Nowadays, many things are faster and simpler than they were in previous decades.
And raising capital is no exception. It’s no longer only money that is the limiting factor, but also the search for the brightest minds in the global workforce. In the industrial age, companies invested a lot of time in drawing up detailed plans, because it was difficult to raise capital. But nowadays companies are more willing to experiment. Today, the primary competitive factor is speed, and companies that devote too much time to planning now find themselves left behind by their competitors. What matters is being flexible enough to deliver your goods quickly, because otherwise customers will simply turn to the next provider. Businesses today are shifting from zero-defect strategies to zero-time strategies, and that explains why they need to take a new approach to how they work. The industrial age coined the terms “thinkers” and “doers,” leading to line structures and hierarchical thinking within organizations. And that’s where we’re now seeing the biggest transformation of all – the shift towards collaborative methods of thinking and working.
The company has already made great strides in cross-functional collaboration and encouraged the widespread adoption of iterative planning methods. Based on values such as openness, transparency, and the belief that people should work together on an equal footing, TRUMPF is rapidly pushing ahead with the implementation of agile methodologies. Underpinning these efforts is a fundamental understanding, namely that every single person is there to create value for the customer.

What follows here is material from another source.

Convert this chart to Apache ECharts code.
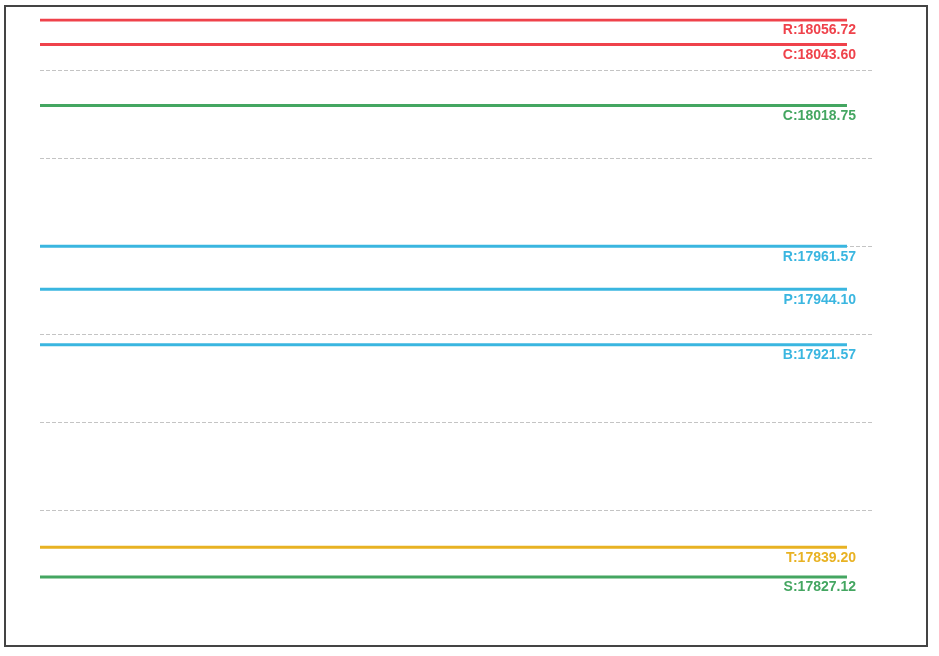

Over the years, markets have evolved, moving from the manufacturing age (small
markets, products tailored to the customer) to the industrial age (broader markets, standardized products) and then onwards to today’s knowledge age (global markets, return to customization). Companies in our globalized world are under enormous pressure because they are constantly at risk of being ousted or superseded. This risk doesn’t just stem from competitors in their own markets, but also from providers in other sectors whose products influence those markets. The reason behind all this is digitalization: companies that offer physical products are increasingly facing competition from providers of digital services.